The document was signed by Opel and Vauxhall works councils across Europe as well as by members of Opel's pan-European works council, the European Employee Forum (EEF). It represents the interests of 40,000 workers at 12 Opel and GM facilities in Germany, France, Britain, Italy, Austria, Poland, Spain and Hungary.

According to a report carried by the Monday edition of the Frankfurter Allgemeine Zeitung newspaper, the open letter to the management was a response to a catalog of demands that Opel Production Chief Peter Thom had presented to the workforce at individual sites.
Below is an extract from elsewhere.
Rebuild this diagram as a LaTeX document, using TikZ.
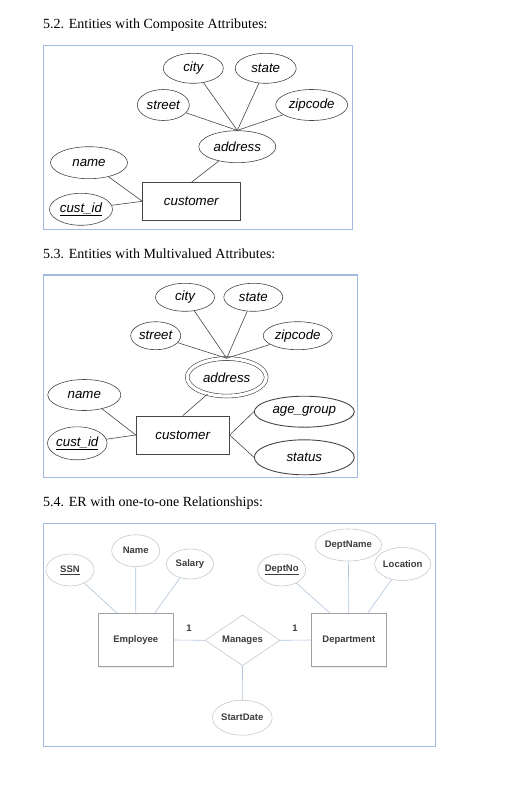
\documentclass[tikz,border=0pt]{standalone}
\usepackage{fontspec}
\setmainfont{Liberation Serif}
\setsansfont{Liberation Sans}
\usepackage{tikz}
\usetikzlibrary{shapes.geometric, shadows, positioning, calc}
\definecolor{frameblue}{RGB}{160,186,224}
\definecolor{erline}{RGB}{70,70,70}
\definecolor{lightline}{RGB}{176,196,222}
\definecolor{lightbord}{RGB}{200,200,200}
\definecolor{textgray}{RGB}{60,60,60}

\tikzset{
    heading/.style = {anchor=base west, inner sep=0pt, font=\fontsize{14}{16}\selectfont},
    frame/.style = {draw=frameblue, line width=1.2pt},
    attr/.style = {ellipse, draw=erline, line width=0.6pt, inner sep=0pt, font=\sffamily\itshape\fontsize{13.3}{15}\selectfont},
    mattr/.style = {attr, double, double distance=3.2pt},
    entity/.style = {rectangle, draw=erline, line width=0.6pt, inner sep=0pt, font=\sffamily\itshape\fontsize{13.3}{15}\selectfont},
    link/.style = {draw=erline, line width=0.6pt},
    attrb/.style = {ellipse, draw=lightbord, line width=0.6pt, inner sep=0pt, text=textgray, font=\sffamily\bfseries\fontsize{9.5}{11}\selectfont},
    entb/.style = {rectangle, draw=lightbord!80!black, line width=0.6pt, fill=white, inner sep=0pt, text=textgray,
        font=\sffamily\bfseries\fontsize{9.5}{11}\selectfont, drop shadow={opacity=0.15, shadow xshift=1pt, shadow yshift=-1pt}},
    relb/.style = {diamond, draw=lightbord, line width=0.6pt, inner sep=0pt, aspect=1.5, text=textgray, font=\sffamily\bfseries\fontsize{9.5}{11}\selectfont},
    linkb/.style = {draw=lightline, line width=0.6pt},
    card/.style = {text=textgray, font=\sffamily\bfseries\fontsize{9.5}{11}\selectfont, inner sep=0pt}
}

\begin{document}
\begin{tikzpicture}[x=1pt, y=-1pt]
    % Pagina
    \useasboundingbox (0,0) rectangle (504,787);

    % 5.2 Attributi composti
    \node[heading] (h1) at (43,28.3) {5.2. Entities with Composite Attributes:};
    \draw[frame] (43.3,45.7) rectangle (352.7,229.3);
    \node[attr, minimum width=60, minimum height=30] (city1) at (193.3,68.3) {city};
    \node[attr, minimum width=61, minimum height=30] (state1) at (265.7,68.3) {state};
    \node[attr, minimum width=52, minimum height=31] (street1) at (163.3,105) {street};
    \node[attr, minimum width=72, minimum height=31] (zip1) at (311.7,105) {zipcode};
    \node[attr, minimum width=77, minimum height=32] (addr1) at (237.3,146.7) {address};
    \node[attr, minimum width=77, minimum height=32] (name1) at (89,162.7) {name};
    \node[attr, minimum width=63, minimum height=32] (id1) at (81,209.3) {\underline{cust\_id}};
    \node[entity, minimum width=97.3, minimum height=37.3] (cust1) at (191.3,201.3) {customer};
    \foreach \a in {city1, state1, street1, zip1}
        \draw[link] (\a) -- (addr1.north);
    \draw[link] (addr1) -- (cust1.north);
    \draw[link] (name1) -- (cust1.west);
    \draw[link] (id1) -- (cust1.west);

    % 5.3 Attributi multivalore
    \node[heading] (h2) at (43,258.3) {5.3. Entities with Multivalued Attributes:};
    \draw[frame] (43.3,275) rectangle (357.3,477.3);
    \node[attr, minimum width=59, minimum height=28] (city2) at (185,297.3) {city};
    \node[attr, minimum width=59, minimum height=28] (state2) at (253.3,297.3) {state};
    \node[attr, minimum width=50, minimum height=28] (street2) at (155.7,335.7) {street};
    \node[attr, minimum width=69, minimum height=28] (zip2) at (297.7,335.7) {zipcode};
    \node[mattr, minimum width=79, minimum height=37.5] (addr2) at (226.7,377.3) {address};
    \node[attr, minimum width=73, minimum height=31] (name2) at (84.3,395) {name};
    \node[attr, minimum width=58, minimum height=33] (id2) at (77.3,443.3) {\underline{cust\_id}};
    \node[entity, minimum width=93.3, minimum height=38] (cust2) at (182.7,435) {customer};
    \node[attr, line width=0.9pt, minimum width=100, minimum height=31] (age2) at (304.3,411.7) {age\_group};
    \node[attr, line width=0.9pt, minimum width=100, minimum height=35] (stat2) at (304.3,457.3) {status};
    \foreach \a in {city2, state2, street2, zip2}
        \draw[link] (\a) -- (addr2.north);
    \draw[link] (addr2) -- (cust2.north);
    \draw[link] (name2) -- (cust2.west);
    \draw[link] (id2) -- (cust2.west);
    \draw[link] (cust2.east) -- (age2.west);
    \draw[link] (cust2.east) -- (stat2.west);

    % 5.4 Relazione uno-a-uno
    \node[heading] (h3) at (43,506.7) {5.4. ER with one-to-one Relationships:};
    \draw[frame] (43.3,523.3) rectangle (435.7,746.7);
    \node[attrb, minimum width=48, minimum height=32] (ssn) at (70,570) {\underline{SSN}};
    \node[attrb, minimum width=48, minimum height=32] (ename) at (135.7,550.7) {Name};
    \node[attrb, minimum width=47, minimum height=30] (sal) at (190,564) {Salary};
    \node[attrb, minimum width=48, minimum height=32] (dno) at (281.7,570) {\underline{DeptNo}};
    \node[attrb, minimum width=56, minimum height=32] (dname) at (348.3,545) {DeptName};
    \node[attrb, minimum width=47, minimum height=33] (loc) at (402.7,564) {Location};
    \node[attrb, minimum width=53, minimum height=35] (start) at (242.3,717.7) {StartDate};
    \node[entb, minimum width=75, minimum height=53.3] (emp) at (135.8,640) {Employee};
    \node[entb, minimum width=74.3, minimum height=53.3] (dep) at (348.8,640) {Department};
    \node[relb, minimum width=75, minimum height=50.7] (man) at (242.5,640.3) {Manages};
    \draw[linkb] (ssn) -- (emp.125);
    \draw[linkb] (ename) -- (emp.north);
    \draw[linkb] (sal) -- (emp.55);
    \draw[linkb] (dno) -- (dep.125);
    \draw[linkb] (dname) -- (dep.north);
    \draw[linkb] (loc) -- (dep.55);
    \draw[linkb] (emp.east) -- (man.west);
    \draw[linkb] (man.east) -- (dep.west);
    \draw[linkb] (man.south) -- (start);
    \node[card] (c1) at (189,628.3) {1};
    \node[card] (c2) at (295,628.3) {1};
\end{tikzpicture}
\end{document}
Pitting council against council

Employees were reported to have been put under pressure with a view to making them accept more flexible working hours and renounce bonuses for weekend shifts. They were also requested to promise that they would not call for wage hikes, the report maintained.

Further, facilities which didn't play along would no longer be considered by the management when it came to defining production sites for new brands. Works councils branded those local negotiations as foul play. The councils saw those demands as attempts by the managers to play the various facilities off against each other.

GM has been reviewing how to fix its loss-making European division, but union contracts rule out any plant closures up until 2014.

However, speculation has been running wild in recent weeks despite the management's word it would abide by those contracts. There have been reports about GM allegedly hoping to sell Opel completely any time soon. Other rumors have included closing Opel's site in Bochum, Germany, and shutting down the Vauxhall facility in Ellesmere Port in the UK.